Actually, I will skip over the image processing rather quickly. Although that was my initial interest in the problem, it is not really my focus here. The important observation is simply that it was easy. The CAPTCHA images are always the same size in pixels, they are always four capital letters, the letters are never stretched or skewed, and they always make up an English word. The only real challenge is the image background, which is a combination of a varying “bumpy” texture and some skewed cross-hatch lines through the letters.
Parsing the CAPTCHAs took just a few steps. First, color-quantize the image first down to eight colors, then down to two (filtering on one of the eight) to get a black and white image. This almost completely removes the texture and cross-hatching, leaving just the letters. Then apply a couple of 3×3 box filters, the first to remove any “island” dots in the image left over from the background removal, and the second to smooth out any “toothiness” in the edges of the characters. Finally, I didn’t even have to bother with my own OCR. The open-source GOCR software did the job just fine.
The result is about 20 lines of Mathematica code, yielding an automated solution with a success rate of approximately 90%. (This is based on my manual sample of logins over the course of several days, since I don’t want to actually throw a bot at the site.)

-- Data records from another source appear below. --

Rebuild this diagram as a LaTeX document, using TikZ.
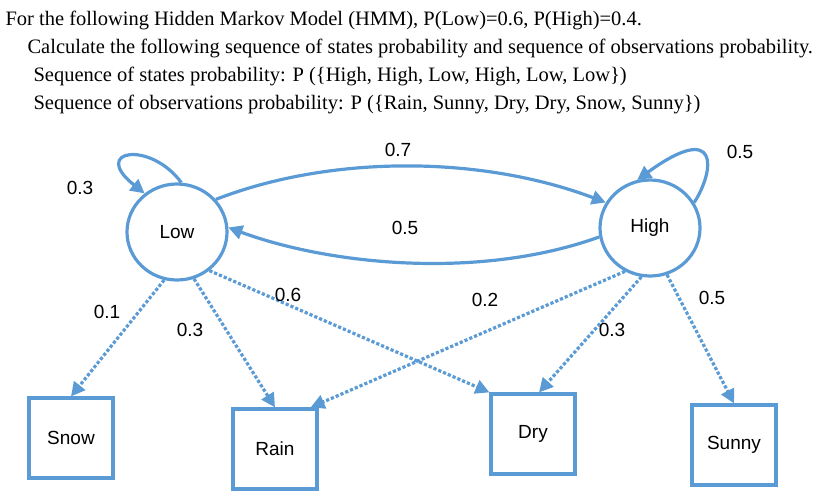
\documentclass[tikz,border=0pt]{standalone}
\usepackage{fontspec}
\setmainfont{Liberation Serif}
\newfontfamily\lab{Liberation Sans}
\usetikzlibrary{arrows.meta,shapes.geometric}
\definecolor{hb}{RGB}{91,155,213}
\begin{document}
\begin{tikzpicture}[x=1pt,y=-1pt,
  st/.style={draw=hb,line width=3.2pt,ellipse,minimum width=100pt,minimum height=96pt,font=\lab\fontsize{19}{21}\selectfont},
  ob/.style={draw=hb,line width=3.2pt,minimum width=84pt,minimum height=80pt,font=\lab\fontsize{19}{21}\selectfont},
  sol/.style={draw=hb,line width=3.2pt,-{Triangle[length=14pt,width=14pt]}},
  dot/.style={draw=hb,line width=3.2pt,dotted,-{Triangle[length=14pt,width=14pt]}},
  lb/.style={font=\lab\fontsize{19}{21}\selectfont},
  hd/.style={anchor=west,font=\fontsize{20.5}{23}\selectfont}]
\useasboundingbox (0,0) rectangle (834,499);
\node[hd] (t1) at (2,20) {For the following Hidden Markov Model (HMM), P(Low)=0.6, P(High)=0.4.};
\node[hd] (t2) at (24,48) {Calculate the following sequence of states probability and sequence of observations probability.};
\node[hd] (t3) at (30,76) {Sequence of states probability: P (\{High, High, Low, High, Low, Low\})};
\node[hd] (t4) at (30,104) {Sequence of observations probability: P (\{Rain, Sunny, Dry, Dry, Snow, Sunny\})};
\node[st] (low) at (177,232) {Low};
\node[st] (high) at (650,228) {High};
\node[ob] (snow) at (71,438) {Snow};
\node[ob] (rain) at (275,449) {Rain};
\node[ob] (dry) at (533,434) {Dry};
\node[ob] (sunny) at (734,445) {Sunny};
\path[sol] (low.40) .. controls (330,155) and (480,155) .. (high.150);
\path[sol] (high.190) .. controls (480,280) and (330,265) .. (low.5);
\path[sol] (low.85) .. controls (150,140) and (90,150) .. (low.130);
\path[sol] (high.30) .. controls (715,170) and (720,120) .. (high.105);
\node[lb] (l1) at (398,150) {0.7};
\node[lb] (l2) at (405,228) {0.5};
\node[lb] (l3) at (80,188) {0.3};
\node[lb] (l4) at (740,152) {0.5};
\path[dot] (low.255) -- (snow.north);
\path[dot] (low.290) -- (rain.north);
\path[dot] (low.310) -- (dry.north west);
\path[dot] (high.240) -- ([xshift=-8pt]rain.north east);
\path[dot] (high.260) -- ([xshift=6pt]dry.north);
\path[dot] (high.290) -- (sunny.north);
\node[lb] (l5) at (107,312) {0.1};
\node[lb] (l6) at (190,330) {0.3};
\node[lb] (l7) at (288,295) {0.6};
\node[lb] (l8) at (485,300) {0.2};
\node[lb] (l9) at (612,330) {0.3};
\node[lb] (l10) at (712,298) {0.5};
\end{tikzpicture}
\end{document}
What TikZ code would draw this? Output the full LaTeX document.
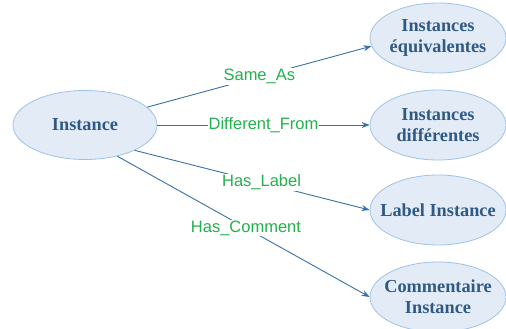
\documentclass[tikz,border=0pt]{standalone}
\usepackage{fontspec}
\setmainfont{Liberation Serif}
\newfontfamily\labfont{Liberation Sans}
\usetikzlibrary{shapes.geometric,arrows.meta}
\definecolor{efill}{HTML}{E3EBF7}
\definecolor{edraw}{HTML}{9DC3E6}
\definecolor{etext}{HTML}{2F5A86}
\definecolor{eline}{HTML}{3A70A6}
\definecolor{lgreen}{HTML}{22B14C}
\tikzset{
  ent/.style={ellipse, draw=edraw, fill=efill, line width=0.8pt, inner xsep=-14pt, inner ysep=-12pt,
    minimum width=136pt, minimum height=70pt, align=center,
    font=\bfseries\fontsize{18.3}{21}\selectfont, text=etext},
  rel/.style={draw=eline, line width=0.9pt, -{Stealth[length=8pt,width=6pt]}},
  lab/.style={fill=white, inner sep=1pt, font=\labfont\fontsize{16.5}{18}\selectfont, text=lgreen}
}
\begin{document}
\begin{tikzpicture}[x=1pt,y=-1pt]
\useasboundingbox (0,0) rectangle (506,329);
\node[ent, minimum width=144pt, minimum height=69pt] (inst) at (85,125) {Instance};
\node[ent] (eq) at (438,38) {Instances\\équivalentes};
\node[ent] (diff) at (438,125) {Instances\\différentes};
\node[ent] (lab) at (438,210) {Label Instance};
\node[ent] (com) at (438,297) {Commentaire\\Instance};
\draw[rel] (inst.16) -- node[lab, pos=0.5] {Same\_As} (eq.187);
\draw[rel] (inst.east) -- node[lab, pos=0.5] {Different\_From} (diff.west);
\draw[rel] (inst.-27) -- node[lab, pos=0.54] {Has\_Label} (lab.west);
\draw[rel] (inst.-44) -- node[lab, pos=0.51] {Has\_Comment} (com.west);
\end{tikzpicture}
\end{document}
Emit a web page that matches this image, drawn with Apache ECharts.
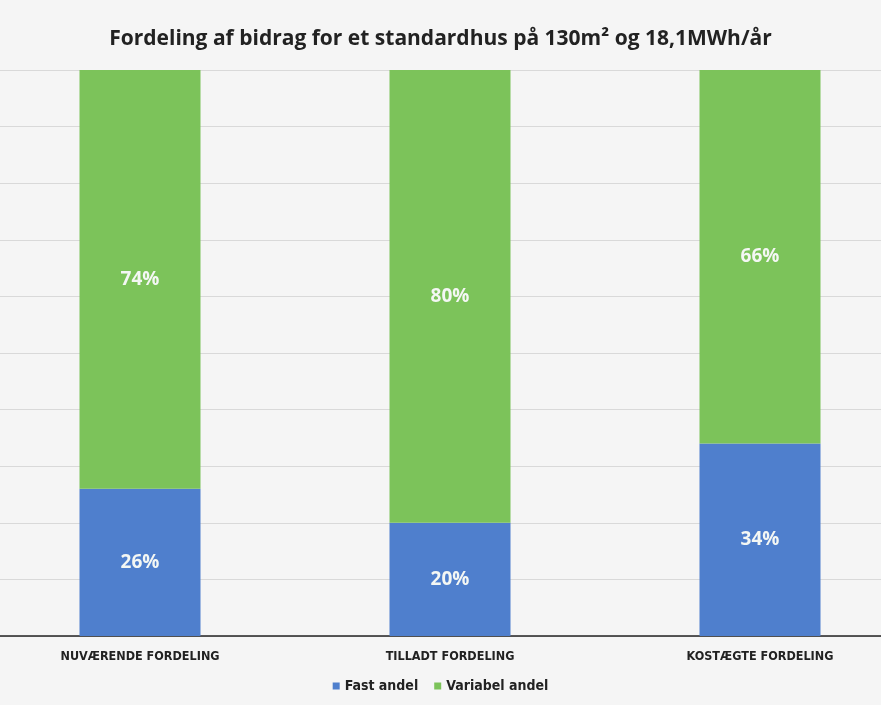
<!DOCTYPE html>
<html>
<head>
<meta charset="utf-8">
<script src="https://cdn.jsdelivr.net/npm/echarts@6/dist/echarts.min.js"></script>
<style>
  html, body { margin: 0; padding: 0; background: #f5f5f5; }
  #chart { width: 881px; height: 705px; }
</style>
</head>
<body>
<div id="chart"></div>
<script>
const categories = ['NUVÆRENDE FORDELING', 'TILLADT FORDELING', 'KOSTÆGTE FORDELING'];
const fastAndel = [26, 20, 34];
const variabelAndel = [74, 80, 66];

const chart = echarts.init(document.getElementById('chart'));

const labelStyle = {
    show: true,
    position: 'inside',
    color: '#f4f7f4',
    fontFamily: 'Open Sans',
    fontWeight: 'bold',
    fontSize: 19,
    formatter: p => p.value + '%'
};

const smallFont = '"DejaVu Sans Condensed", "Open Sans", sans-serif';

chart.setOption({
    backgroundColor: '#f5f5f5',
    title: {
        text: 'Fordeling af bidrag for et standardhus på 130m² og 18,1MWh/år',
        left: 'center',
        top: 24,
        textStyle: {
            fontFamily: 'Open Sans',
            fontWeight: 'bold',
            fontSize: 21,
            color: '#222'
        }
    },
    legend: {
        bottom: 7,
        left: 'center',
        itemWidth: 7,
        itemHeight: 7,
        itemGap: 16,
        icon: 'rect',
        textStyle: { fontFamily: smallFont, fontWeight: 'bold', fontSize: 14, color: '#222' },
        data: ['Fast andel', 'Variabel andel']
    },
    grid: {
        left: -15,
        right: -34,
        top: 70,
        bottom: 69,
        outerBoundsMode: 'none'
    },
    xAxis: {
        type: 'category',
        data: categories,
        axisTick: { show: false },
        axisLine: { lineStyle: { color: '#222', width: 1.5 } },
        axisLabel: {
            margin: 14,
            fontFamily: smallFont,
            fontWeight: 'bold',
            fontSize: 12.5,
            color: '#222'
        }
    },
    yAxis: {
        type: 'value',
        min: 0,
        max: 100,
        interval: 10,
        axisLabel: { show: false },
        axisLine: { show: false },
        splitLine: { lineStyle: { color: '#d9d9d9', width: 1 } }
    },
    series: [
        {
            name: 'Fast andel',
            type: 'bar',
            stack: 'total',
            barWidth: 121,
            data: fastAndel,
            itemStyle: { color: '#4f7fcd' },
            label: labelStyle
        },
        {
            name: 'Variabel andel',
            type: 'bar',
            stack: 'total',
            barWidth: 121,
            data: variabelAndel,
            itemStyle: { color: '#7cc35a' },
            label: labelStyle
        }
    ]
});
</script>
</body>
</html>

But even more interesting than the CAPTCHA images themselves is the protocol, or manner in which the CAPTCHAs are incorporated into the login process. Once a user reaches the page with the CAPTCHA– after entering a valid account password– a notice at the bottom of the page informs the user that he or she can refresh the page with a new CAPTCHA if the current one is too difficult to read. I had not really noticed or tried this “feature” before, but it turns out that refreshing the CAPTCHA does indeed load a new image… but the four-letter word does not change.
What does this mean for an automated attempt at solving the CAPTCHA? Recall the 90% success rate mentioned previously; in most of the 10% of cases where my algorithm fails, the problem has not been that it comes up with the wrong four-letter word. Instead, it knows that it failed, since one or more of the letters were unrecognizable. In those cases, subsequent refreshes of the CAPTCHA have eventually yielded a successful solution.
So what is the point of all of this? I think the important questions to ask are, “What type of attack are we trying to prevent?” and “What reduction in probability of successful attack does this additional complexity of protocol provide?” The moral here seems to be that increased complexity (“let’s add CAPTCHAs to protect against bots”) does not imply increased security… and that increasing convenience (“but we’ll let users refresh the image if the text is too hard to read”) almost always decreases security.